### Recorded data
────────

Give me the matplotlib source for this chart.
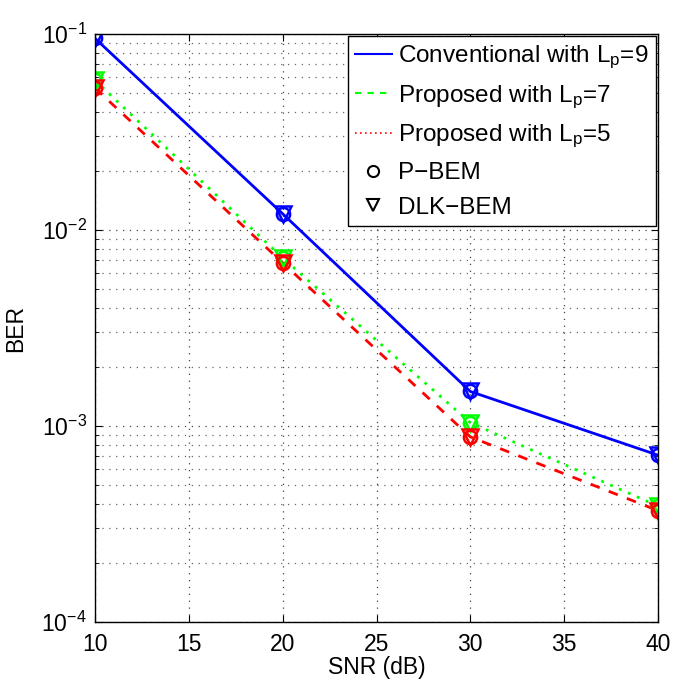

────────

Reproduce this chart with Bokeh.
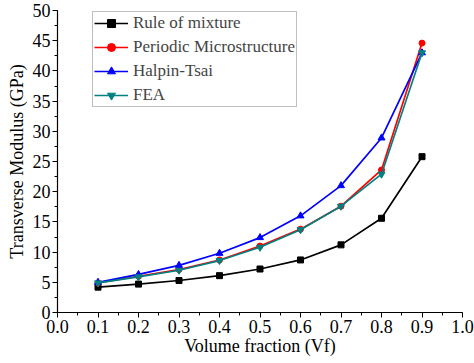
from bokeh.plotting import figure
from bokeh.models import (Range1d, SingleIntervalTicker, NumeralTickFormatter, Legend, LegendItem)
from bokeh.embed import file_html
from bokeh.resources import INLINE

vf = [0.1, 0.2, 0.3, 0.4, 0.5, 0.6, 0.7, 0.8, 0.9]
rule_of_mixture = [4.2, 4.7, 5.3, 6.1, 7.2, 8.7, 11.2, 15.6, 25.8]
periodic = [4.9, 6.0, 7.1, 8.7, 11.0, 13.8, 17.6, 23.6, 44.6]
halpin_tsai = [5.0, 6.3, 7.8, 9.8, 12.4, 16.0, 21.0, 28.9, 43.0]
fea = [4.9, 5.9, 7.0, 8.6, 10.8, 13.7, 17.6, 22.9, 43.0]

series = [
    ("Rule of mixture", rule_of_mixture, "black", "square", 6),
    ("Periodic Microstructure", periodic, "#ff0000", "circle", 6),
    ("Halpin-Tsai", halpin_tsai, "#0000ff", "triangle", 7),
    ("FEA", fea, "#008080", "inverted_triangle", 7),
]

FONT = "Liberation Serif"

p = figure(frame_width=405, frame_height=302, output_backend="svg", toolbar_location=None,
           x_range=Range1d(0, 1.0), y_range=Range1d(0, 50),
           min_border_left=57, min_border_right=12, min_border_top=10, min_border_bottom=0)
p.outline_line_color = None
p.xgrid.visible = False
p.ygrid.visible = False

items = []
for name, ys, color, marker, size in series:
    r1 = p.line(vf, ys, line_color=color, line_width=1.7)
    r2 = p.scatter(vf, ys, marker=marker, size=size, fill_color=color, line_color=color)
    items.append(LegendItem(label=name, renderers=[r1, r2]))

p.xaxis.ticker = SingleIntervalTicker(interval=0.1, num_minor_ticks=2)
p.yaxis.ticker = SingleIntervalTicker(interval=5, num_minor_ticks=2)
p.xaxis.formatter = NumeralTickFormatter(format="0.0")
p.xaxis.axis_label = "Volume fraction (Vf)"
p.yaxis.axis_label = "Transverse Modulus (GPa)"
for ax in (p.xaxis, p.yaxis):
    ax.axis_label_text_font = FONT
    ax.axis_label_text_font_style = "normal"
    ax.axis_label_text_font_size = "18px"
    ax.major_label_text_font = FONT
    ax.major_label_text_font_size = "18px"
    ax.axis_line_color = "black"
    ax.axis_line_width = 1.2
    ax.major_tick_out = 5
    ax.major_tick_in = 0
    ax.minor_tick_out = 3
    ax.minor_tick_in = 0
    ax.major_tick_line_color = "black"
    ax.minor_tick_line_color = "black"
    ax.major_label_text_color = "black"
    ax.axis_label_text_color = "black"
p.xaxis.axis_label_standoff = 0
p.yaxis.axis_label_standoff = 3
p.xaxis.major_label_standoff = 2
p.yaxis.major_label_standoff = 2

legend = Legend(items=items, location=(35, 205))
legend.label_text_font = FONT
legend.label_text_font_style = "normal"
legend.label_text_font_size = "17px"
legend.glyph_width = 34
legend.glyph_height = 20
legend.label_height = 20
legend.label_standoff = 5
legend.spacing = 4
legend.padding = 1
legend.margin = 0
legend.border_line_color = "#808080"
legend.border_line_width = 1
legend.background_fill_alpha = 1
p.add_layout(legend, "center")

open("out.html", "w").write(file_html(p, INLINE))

────────

### Task to complete
Word for word, retype the lines in the entries above that run from the one with "Reproduce this chart with Bokeh." through the one with "from bokeh.resources import INLINE". Both ends count; pictures do not.

### Full response
Reproduce this chart with Bokeh.
from bokeh.plotting import figure
from bokeh.models import (Range1d, SingleIntervalTicker, NumeralTickFormatter, Legend, LegendItem)
from bokeh.embed import file_html
from bokeh.resources import INLINE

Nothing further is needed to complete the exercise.